## Exercise goal
Count the lines in the data below where the string "code" occurs, please, and give the number alone.

_____

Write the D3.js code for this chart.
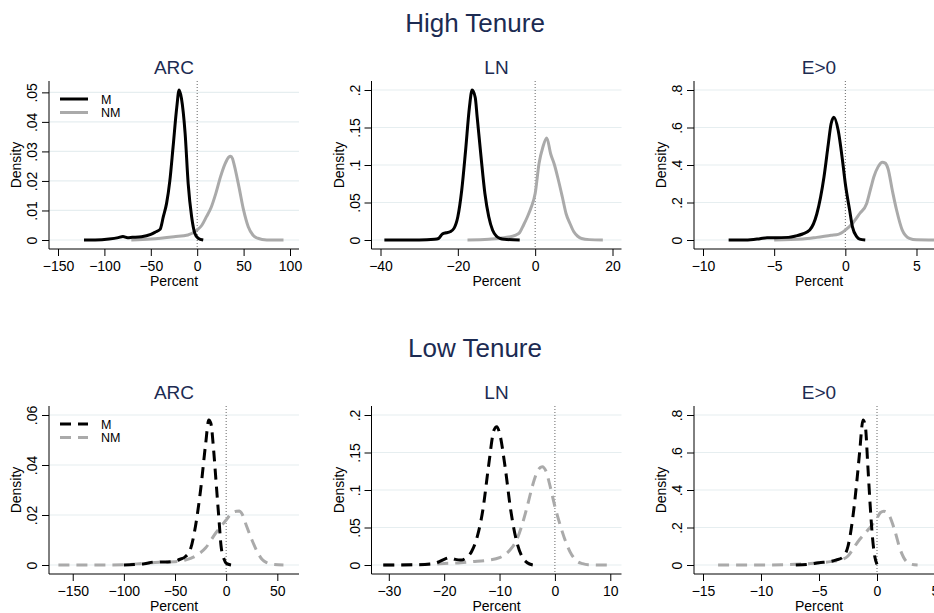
<!DOCTYPE html>
<html>
<head>
<meta charset="utf-8">
<script src="https://cdn.jsdelivr.net/npm/d3@7"></script>
<style>
  body { margin: 0; background: #fff; }
  text { font-family: "Liberation Sans", Arial, sans-serif; }
</style>
</head>
<body>
<div id="graph"></div>
<script>
// kernel density curves: [percent, density]
const highArcM = [[-122,0],[-110,0],[-95,0.0003],[-85,0.0008],[-80,0.0012],[-75,0.0008],[-70,0.0009],[-60,0.0011],[-50,0.0019],[-45,0.0027],[-40,0.0036],[-36.5,0.0079],[-33,0.0124],[-29.5,0.020],[-26,0.0315],[-22,0.045],[-19.5,0.0508],[-17,0.048],[-13,0.036],[-9.7,0.019],[-6,0.0079],[-2.5,0.0022],[1,0.0006],[6.5,0]];
const highArcNM = [[-71,0],[-50,0.0003],[-25,0.0011],[-10,0.0017],[0,0.0034],[5,0.005],[10,0.0079],[15,0.011],[20,0.0157],[25,0.0213],[30,0.0258],[34,0.0281],[36,0.0284],[38,0.0276],[40,0.0253],[45,0.018],[50,0.0101],[55,0.0045],[60,0.0017],[65,0.0006],[70,0.0002],[80,0],[93,0]];
const highLnM = [[-39,0],[-30,0],[-26,0.001],[-25,0.002],[-24,0.008],[-23,0.0097],[-22,0.011],[-21,0.0155],[-20,0.031],[-19,0.066],[-18,0.119],[-17,0.177],[-16.3,0.2],[-15.5,0.19],[-15,0.164],[-14,0.111],[-13,0.062],[-12,0.031],[-11,0.013],[-10,0.005],[-9,0.002],[-8,0.001],[-4,0]];
const highLnNM = [[-17.5,0],[-12,0.001],[-8,0.003],[-5,0.0066],[-4,0.01],[-3,0.02],[-2,0.031],[-1,0.044],[0,0.062],[1,0.102],[2,0.124],[3,0.136],[4,0.115],[5,0.1],[6,0.08],[7,0.058],[8,0.035],[9,0.022],[10,0.011],[11,0.005],[12,0.002],[14,0.0005],[17.5,0]];
const highEM = [[-8.2,0],[-7,0],[-6,0.007],[-5.5,0.012],[-5,0.012],[-4,0.014],[-3.5,0.021],[-3,0.032],[-2.5,0.053],[-2,0.14],[-1.5,0.336],[-1.2,0.51],[-1,0.62],[-0.8,0.655],[-0.5,0.584],[-0.2,0.425],[0,0.30],[0.3,0.16],[0.5,0.07],[0.8,0.018],[1,0.005],[1.4,0]];
const highENM = [[-5,0],[-3,0.005],[-2,0.014],[-1,0.025],[-0.5,0.03],[0,0.053],[0.5,0.088],[1,0.14],[1.5,0.195],[1.8,0.28],[2,0.336],[2.3,0.39],[2.6,0.415],[2.8,0.41],[3,0.38],[3.3,0.265],[3.6,0.16],[4,0.053],[4.5,0.009],[5,0.001],[6.3,0]];

const lowArcM = [[-100,0],[-90,0.0002],[-80,0.0005],[-70,0.0012],[-60,0.0012],[-50,0.0016],[-45,0.0023],[-40,0.0033],[-35,0.0062],[-30,0.0155],[-25,0.030],[-20,0.0487],[-17,0.058],[-15,0.0567],[-12,0.0447],[-10,0.034],[-7,0.018],[-5,0.0076],[-2,0.0023],[0,0.0007],[5,0]];
const lowArcNM = [[-164,0],[-130,0],[-100,0.0001],[-80,0.0007],[-60,0.0012],[-50,0.0013],[-40,0.002],[-30,0.0036],[-20,0.0069],[-10,0.0129],[-5,0.0155],[0,0.018],[5,0.0206],[10,0.0215],[13,0.0216],[15,0.0208],[20,0.0155],[25,0.0102],[30,0.0056],[35,0.0023],[40,0.0009],[45,0.0003],[56,0]];
const lowLnM = [[-31,0],[-25,0.0004],[-22,0.0018],[-21,0.004],[-20,0.0075],[-19,0.0097],[-18,0.0075],[-17,0.0066],[-16,0.0097],[-15,0.0186],[-14,0.0385],[-13,0.074],[-12,0.131],[-11,0.18],[-10.5,0.1845],[-10,0.176],[-9,0.131],[-8,0.074],[-7,0.034],[-6,0.012],[-5,0.003],[-4,0]];
const lowLnNM = [[-31,0],[-22,0.001],[-20,0.002],[-17,0.003],[-15,0.0044],[-12,0.0066],[-10,0.0097],[-9,0.014],[-8,0.021],[-7,0.032],[-6,0.052],[-5,0.078],[-4,0.107],[-3,0.127],[-2.3,0.131],[-1.5,0.123],[-1,0.109],[0,0.078],[1,0.052],[2,0.030],[3,0.014],[4,0.005],[5,0.0018],[6,0.0004],[9.5,0]];
const lowEM = [[-7,0],[-6,0.0035],[-5,0.012],[-4,0.019],[-3.5,0.027],[-3,0.039],[-2.5,0.1],[-2,0.296],[-1.7,0.47],[-1.5,0.6],[-1.2,0.774],[-1,0.738],[-0.8,0.54],[-0.6,0.33],[-0.4,0.154],[-0.2,0.048],[0,0.0035]];
const lowENM = [[-13.7,0],[-10,0],[-7,0.0035],[-5,0.012],[-4,0.018],[-3,0.03],[-2.5,0.048],[-2,0.092],[-1.5,0.136],[-1,0.172],[-0.5,0.207],[0,0.25],[0.3,0.28],[0.6,0.287],[1,0.27],[1.5,0.19],[2,0.083],[2.5,0.021],[3,0.0035],[3.5,0]];

// tick values
const arcHighXTicks = [-150, -100, -50, 0, 50, 100];
const lnHighXTicks = [-40, -20, 0, 20];
const eHighXTicks = [-10, -5, 0, 5];
const arcLowXTicks = [-150, -100, -50, 0, 50];
const lnLowXTicks = [-30, -20, -10, 0, 10];
const eLowXTicks = [-15, -10, -5, 0, 5];
const arcHighYTicks = [0, 0.01, 0.02, 0.03, 0.04, 0.05];
const arcLowYTicks = [0, 0.02, 0.04, 0.06];
const lnYTicks = [0, 0.05, 0.1, 0.15, 0.2];
const eYTicks = [0, 0.2, 0.4, 0.6, 0.8];

const rowTitles = ["High Tenure", "Low Tenure"];
const panelTitles = ["ARC", "LN", "E>0"];
const legendLabels = ["M", "NM"];

const panels = [
  {row: 0, col: 0, m: highArcM, nm: highArcNM, xDomain: [-150, 100], xTicks: arcHighXTicks, yMax: 0.0508, yTicks: arcHighYTicks, legend: true},
  {row: 0, col: 1, m: highLnM, nm: highLnNM, xDomain: [-40, 20], xTicks: lnHighXTicks, yMax: 0.2, yTicks: lnYTicks},
  {row: 0, col: 2, m: highEM, nm: highENM, xDomain: [-10, 6.3], xTicks: eHighXTicks, yMax: 0.8, yTicks: eYTicks},
  {row: 1, col: 0, m: lowArcM, nm: lowArcNM, xDomain: [-164.4, 62.4], xTicks: arcLowXTicks, yMax: 0.06, yTicks: arcLowYTicks, legend: true},
  {row: 1, col: 1, m: lowLnM, nm: lowLnNM, xDomain: [-31.5, 10.4], xTicks: lnLowXTicks, yMax: 0.2, yTicks: lnYTicks},
  {row: 1, col: 2, m: lowEM, nm: lowENM, xDomain: [-15, 5], xTicks: eLowXTicks, yMax: 0.8, yTicks: eYTicks}
];

const dimension = {
  width: 934, height: 613,
  box: {width: 250, height: 168, pad: 9},
  colLeft: [49, 371.5, 694],
  rowTop: [81, 406],
  rowTitleY: [31.7, 357.3]
};

const navy = "#1c2b52";
const grey = "#aaaaaa";
const gridColor = "#e6eef0";

function fmtDensity(d) {
  return d === 0 ? "0" : String(d).replace(/^0/, "");
}

function axisX(panel, x0) {
  const {width, pad} = dimension.box;
  return d3.scaleLinear().domain(panel.xDomain).range([x0 + pad, x0 + width - pad]);
}

function axisY(panel, y0) {
  const {height, pad} = dimension.box;
  return d3.scaleLinear().domain([0, panel.yMax]).range([y0 + height - pad, y0 + pad]);
}

function drawPanel(svg, panel) {
  const x0 = dimension.colLeft[panel.col];
  const y0 = dimension.rowTop[panel.row];
  const {width, height} = dimension.box;
  const x = axisX(panel, x0);
  const y = axisY(panel, y0);
  const g = svg.append("g");
  const dash = panel.row === 1 ? "11,7" : null;

  // gridlines
  g.selectAll(".grid")
    .data(panel.yTicks)
    .enter().append("line")
    .attr("x1", x0).attr("x2", x0 + width)
    .attr("y1", d => y(d)).attr("y2", d => y(d))
    .attr("stroke", gridColor).attr("stroke-width", 1.2);

  // reference line at zero
  g.append("line")
    .attr("x1", x(0)).attr("x2", x(0))
    .attr("y1", y0).attr("y2", y0 + height)
    .attr("stroke", "#666").attr("stroke-width", 1)
    .attr("stroke-dasharray", "1,2");

  const line = d3.line()
    .x(d => x(d[0]))
    .y(d => y(d[1]))
    .curve(d3.curveMonotoneX);

  [[panel.nm, grey], [panel.m, "#000"]].forEach(([data, color]) => {
    g.append("path")
      .datum(data)
      .attr("fill", "none")
      .attr("stroke", color)
      .attr("stroke-width", 3)
      .attr("stroke-linejoin", "round")
      .attr("stroke-dasharray", dash)
      .attr("d", line);
  });

  // y axis
  const yAxis = g.append("g")
    .attr("transform", `translate(${x0},0)`)
    .call(d3.axisLeft(y).tickValues(panel.yTicks).tickSize(7).tickSizeOuter(0).tickFormat(fmtDensity));
  yAxis.select(".domain").remove();
  yAxis.selectAll("line").attr("stroke", "#000");
  yAxis.selectAll("text")
    .attr("transform", "rotate(-90)")
    .attr("x", 0).attr("y", -12).attr("dy", 0)
    .style("text-anchor", "middle")
    .style("font-size", "14px")
    .attr("fill", "#000");
  g.append("line")
    .attr("x1", x0).attr("x2", x0)
    .attr("y1", y0).attr("y2", y0 + height)
    .attr("stroke", "#000");

  // x axis
  const xAxis = g.append("g")
    .attr("transform", `translate(0,${y0 + height})`)
    .call(d3.axisBottom(x).tickValues(panel.xTicks).tickSize(7).tickSizeOuter(0).tickFormat(d3.format("d")));
  xAxis.select(".domain").remove();
  xAxis.selectAll("line").attr("stroke", "#000");
  xAxis.selectAll("text")
    .attr("y", 22.4).attr("dy", 0)
    .style("font-size", "14px")
    .attr("fill", "#000");
  g.append("line")
    .attr("x1", x0).attr("x2", x0 + width)
    .attr("y1", y0 + height).attr("y2", y0 + height)
    .attr("stroke", "#000");

  // axis titles
  g.append("text")
    .attr("x", x0 + width / 2)
    .attr("y", y0 + height + 37)
    .style("text-anchor", "middle")
    .style("font-size", "14px")
    .text("Percent");

  g.append("text")
    .attr("transform", `translate(${x0 - 28},${y0 + height / 2}) rotate(-90)`)
    .style("text-anchor", "middle")
    .style("font-size", "14px")
    .text("Density");

  // panel title
  g.append("text")
    .attr("x", x0 + width / 2)
    .attr("y", y0 - 7)
    .style("text-anchor", "middle")
    .style("font-size", "19px")
    .attr("fill", navy)
    .text(panelTitles[panel.col]);

  if (panel.legend) {
    const rows = [["#000", 18], [grey, 31.5]];
    rows.forEach(([color, dy], k) => {
      g.append("line")
        .attr("x1", x0 + 11).attr("x2", x0 + 39)
        .attr("y1", y0 + dy).attr("y2", y0 + dy)
        .attr("stroke", color).attr("stroke-width", 3)
        .attr("stroke-dasharray", dash);
      g.append("text")
        .attr("x", x0 + 52)
        .attr("y", y0 + dy)
        .attr("dy", "0.36em")
        .style("font-size", "12.5px")
        .text(legendLabels[k]);
    });
  }
}

const svg = d3.select("#graph").append("svg")
  .attr("width", dimension.width)
  .attr("height", dimension.height)
  .style("display", "block")
  .style("background", "#fff");

rowTitles.forEach((t, r) => {
  svg.append("text")
    .attr("x", 475)
    .attr("y", dimension.rowTitleY[r])
    .style("text-anchor", "middle")
    .style("font-size", "26px")
    .attr("fill", navy)
    .text(t);
});

panels.forEach(p => drawPanel(svg, p));
</script>
</body>
</html>
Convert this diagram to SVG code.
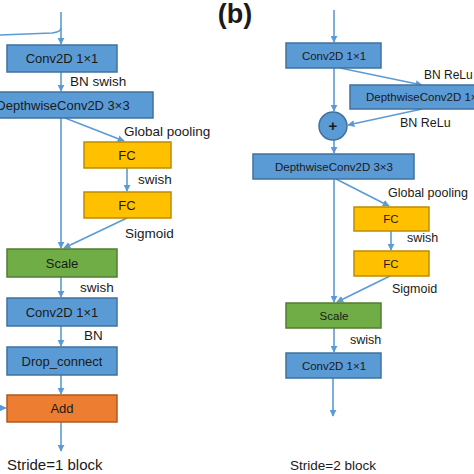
<svg xmlns="http://www.w3.org/2000/svg" width="474" height="474" viewBox="0 0 474 474">
<style>
text{font-family:"Liberation Sans",Arial,sans-serif;fill:#1a1a1a}
.blue{fill:#5b9bd5;stroke:#41719c;stroke-width:1.5}
.fc{fill:#ffc000;stroke:#bc8c00;stroke-width:1.5}
.green{fill:#70ad47;stroke:#507e32;stroke-width:1.5}
.add{fill:#ed7d31;stroke:#ae5a21;stroke-width:1.5}
.bl{font-size:13px;text-anchor:middle}
.br{font-size:11.5px;text-anchor:middle}
.ll{font-size:13.5px}
.lr{font-size:12.5px}
.edge{fill:none;stroke:#5b9bd5;stroke-width:1.6;marker-end:url(#ah)}
.line{fill:none;stroke:#5b9bd5;stroke-width:1.6}
</style>
<defs>
<marker id="ah" viewBox="0 0 10 10" refX="9" refY="5" markerWidth="7" markerHeight="7" markerUnits="userSpaceOnUse" orient="auto">
<path d="M0,0 L10,5 L0,10 z" fill="#5b9bd5"/>
</marker>
</defs>
<rect width="474" height="474" fill="#ffffff"/>
<text x="235" y="23" style="font-size:27px;font-weight:bold;text-anchor:middle">(b)</text>

<g id="connectors">
<!-- left -->
<path class="line" d="M0,35 L52,33 Q61,32 61,28"/>
<path class="edge" d="M61,12 L61,44"/>
<path class="edge" d="M61,72 L61,91"/>
<path class="edge" d="M65,118 L124,141"/>
<path class="edge" d="M127,168 L127,191"/>
<path class="edge" d="M127,218 L64,248"/>
<path class="edge" d="M61,118 L61,248"/>
<path class="edge" d="M61,277 L61,297"/>
<path class="edge" d="M61,326 L61,346"/>
<path class="edge" d="M61,375 L61,394"/>
<path class="edge" d="M0,408 L6,408"/>
<path class="edge" d="M61,422 L61,451"/>
<!-- right -->
<path class="edge" d="M334,10 L334,42"/>
<path class="edge" d="M334,68 L334,111"/>
<path class="edge" d="M340,68 L422,85"/>
<path class="edge" d="M422,109 L348,125"/>
<path class="edge" d="M334,140 L334,153"/>
<path class="edge" d="M336,179 L389,206"/>
<path class="edge" d="M391,231 L391,250"/>
<path class="edge" d="M390,276 L337,302"/>
<path class="edge" d="M334,179 L334,302"/>
<path class="edge" d="M334,328 L334,352"/>
<path class="edge" d="M333,378 L333,416"/>
</g>

<g id="l-conv1">
<rect class="blue" x="7" y="45" width="110" height="27"/>
<text class="bl" x="62" y="63">Conv2D 1×1</text>
</g>
<text class="ll" x="70" y="86">BN swish</text>
<g id="l-dw">
<rect class="blue" x="-10" y="92" width="163" height="26"/>
<text class="bl" x="63" y="110">DepthwiseConv2D 3×3</text>
</g>
<text class="ll" x="124" y="136">Global pooling</text>
<g id="l-fc1">
<rect class="fc" x="84" y="142" width="87" height="26"/>
<text class="bl" x="127" y="160">FC</text>
</g>
<text class="ll" x="138" y="184">swish</text>
<g id="l-fc2">
<rect class="fc" x="84" y="192" width="87" height="26"/>
<text class="bl" x="127" y="210">FC</text>
</g>
<text class="ll" x="125" y="238">Sigmoid</text>
<g id="l-scale">
<rect class="green" x="7" y="249" width="110" height="28"/>
<text class="bl" x="62" y="268">Scale</text>
</g>
<text class="ll" x="80" y="292">swish</text>
<g id="l-conv2">
<rect class="blue" x="7" y="298" width="110" height="28"/>
<text class="bl" x="62" y="317">Conv2D 1×1</text>
</g>
<text class="ll" x="84" y="340">BN</text>
<g id="l-drop">
<rect class="blue" x="7" y="347" width="110" height="28"/>
<text class="bl" x="62" y="366">Drop_connect</text>
</g>
<g id="l-add">
<rect class="add" x="7" y="395" width="110" height="27"/>
<text class="bl" x="62" y="413">Add</text>
</g>
<text x="7" y="470" style="font-size:15px">Stride=1 block</text>

<g id="r-conv1">
<rect class="blue" x="286" y="43" width="95" height="25"/>
<text class="br" x="334" y="60">Conv2D 1×1</text>
</g>
<text x="424" y="79" style="font-size:12px">BN ReLu</text>
<g id="r-dw1">
<rect class="blue" x="350" y="85" width="140" height="24"/>
<text x="366" y="101" style="font-size:11.5px">DepthwiseConv2D 1×1</text>
</g>
<text class="lr" x="400" y="127">BN ReLu</text>
<g id="r-plus">
<circle cx="333" cy="126" r="14" class="blue"/>
<text x="333" y="131" style="font-size:15px;text-anchor:middle;font-weight:bold">+</text>
</g>
<g id="r-dw3">
<rect class="blue" x="253" y="154" width="161" height="25"/>
<text class="br" x="334" y="171">DepthwiseConv2D 3×3</text>
</g>
<text class="lr" x="388" y="197">Global pooling</text>
<g id="r-fc1">
<rect class="fc" x="354" y="207" width="75" height="24"/>
<text class="br" x="391" y="223">FC</text>
</g>
<text class="lr" x="407" y="242">swish</text>
<g id="r-fc2">
<rect class="fc" x="354" y="251" width="75" height="25"/>
<text class="br" x="391" y="268">FC</text>
</g>
<text class="lr" x="392" y="293">Sigmoid</text>
<g id="r-scale">
<rect class="green" x="286" y="303" width="95" height="25"/>
<text class="br" x="334" y="320">Scale</text>
</g>
<text class="lr" x="350" y="344">swish</text>
<g id="r-conv2">
<rect class="blue" x="286" y="353" width="95" height="25"/>
<text class="br" x="334" y="370">Conv2D 1×1</text>
</g>
<text x="290" y="470" style="font-size:13.5px">Stride=2 block</text>
</svg>
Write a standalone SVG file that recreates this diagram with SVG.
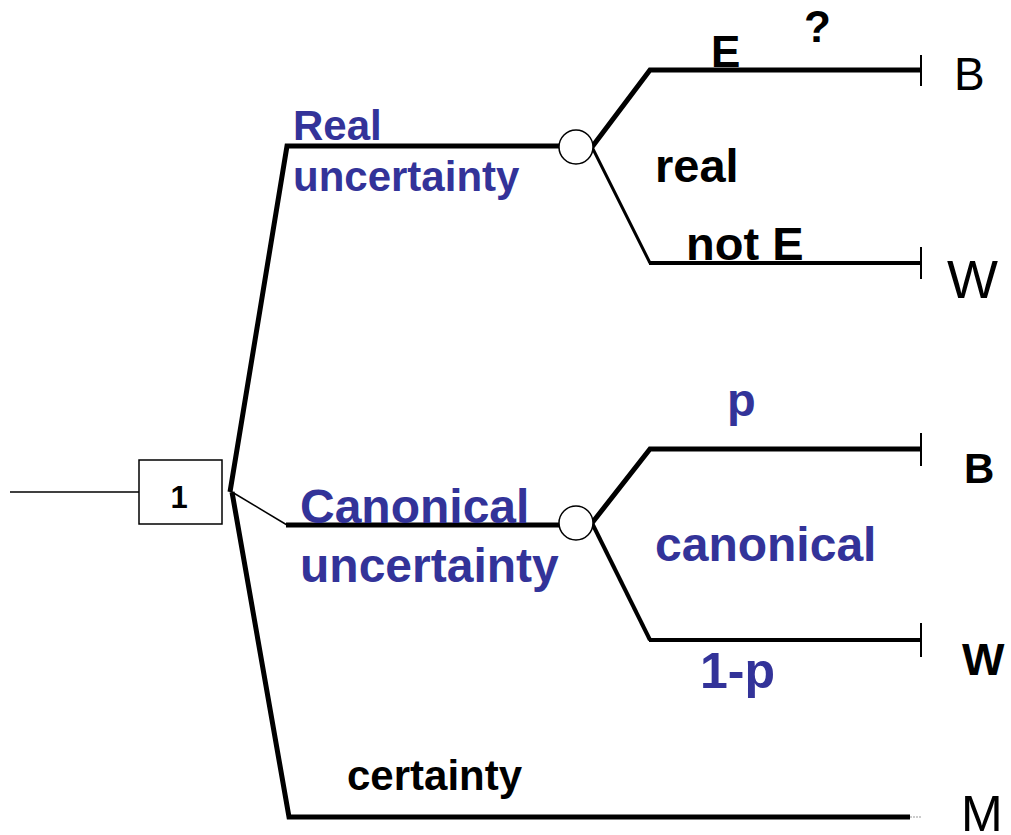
<svg xmlns="http://www.w3.org/2000/svg" width="1011" height="835" viewBox="0 0 1011 835">
<style>
.thick{stroke:#000;stroke-width:5;fill:none;stroke-linejoin:miter}
.mid{stroke:#000;stroke-width:3;fill:none}
.thin{stroke:#000;stroke-width:1.5;fill:none}
.tick{stroke:#000;stroke-width:2;fill:none}
.lb{font-family:"Liberation Sans",Arial,sans-serif;font-weight:bold;fill:#333399}
.kb{font-family:"Liberation Sans",Arial,sans-serif;font-weight:bold;fill:#000}
.kn{font-family:"Liberation Sans",Arial,sans-serif;fill:#000}
.chance{fill:#fff;stroke:#000;stroke-width:1.5}
</style>
<rect width="1011" height="835" fill="#fff"/>
<g id="connectors">
<line class="thin" x1="10" y1="492" x2="148" y2="492"/>
<polyline class="thick" points="230,492 287,146 560,146"/>
<polyline class="thin" points="232,492 287,525"/>
<line class="thick" x1="286" y1="525" x2="560" y2="525"/>
<polyline class="thick" points="232,492 289,817 910,817"/>
<line x1="910" y1="817" x2="922" y2="817" stroke="#999" stroke-width="1" stroke-dasharray="2,1"/>
<polyline class="thick" points="592,147 650,70 920,70"/>
<polyline class="mid" points="592,147 650,263"/>
<line class="thick" x1="649" y1="263" x2="920" y2="263" style="stroke-width:4"/>
<polyline class="thick" points="592,523 650,449 920,449"/>
<polyline class="thick" points="592,523 650,640" style="stroke-width:4"/>
<line class="thick" x1="649" y1="640" x2="920" y2="640" style="stroke-width:4"/>
<line class="tick" x1="921" y1="55" x2="921" y2="86"/>
<line class="tick" x1="921" y1="247" x2="921" y2="279"/>
<line class="tick" x1="921" y1="433" x2="921" y2="466"/>
<line class="tick" x1="921" y1="623" x2="921" y2="657"/>
</g>
<g id="decision1">
<rect x="139" y="460" width="83" height="64" fill="#fff" stroke="#000" stroke-width="1.5"/>
<text class="kb" x="179" y="508" font-size="31" text-anchor="middle">1</text>
</g>
<g id="chance-real">
<circle class="chance" cx="576" cy="147" r="17"/>
</g>
<g id="chance-canonical">
<circle class="chance" cx="576" cy="523" r="17"/>
</g>
<g id="labels">
<text class="lb" x="293" y="140" font-size="42">Real</text>
<text class="lb" x="293" y="191" font-size="42">uncertainty</text>
<text class="lb" x="300" y="523" font-size="48">Canonical</text>
<text class="lb" x="300" y="582" font-size="48">uncertainty</text>
<text class="kb" x="711" y="67" font-size="44">E</text>
<text class="kb" x="804" y="42" font-size="44">?</text>
<text class="kb" x="655" y="182" font-size="47">real</text>
<text class="kb" x="686" y="260" font-size="47">not E</text>
<text class="lb" x="727" y="416" font-size="47">p</text>
<text class="lb" x="655" y="561" font-size="48">canonical</text>
<text class="lb" x="700" y="688" font-size="50">1-p</text>
<text class="kb" x="347" y="790" font-size="42">certainty</text>
</g>
<g id="outcomes">
<text class="kn" x="954" y="90" font-size="46">B</text>
<text class="kn" x="947" y="298" font-size="54">W</text>
<text class="kb" x="964" y="483" font-size="42">B</text>
<text class="kb" x="962" y="675" font-size="45">W</text>
<text class="kn" x="961" y="831" font-size="50">M</text>
</g>
</svg>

_____

## Finished answer
2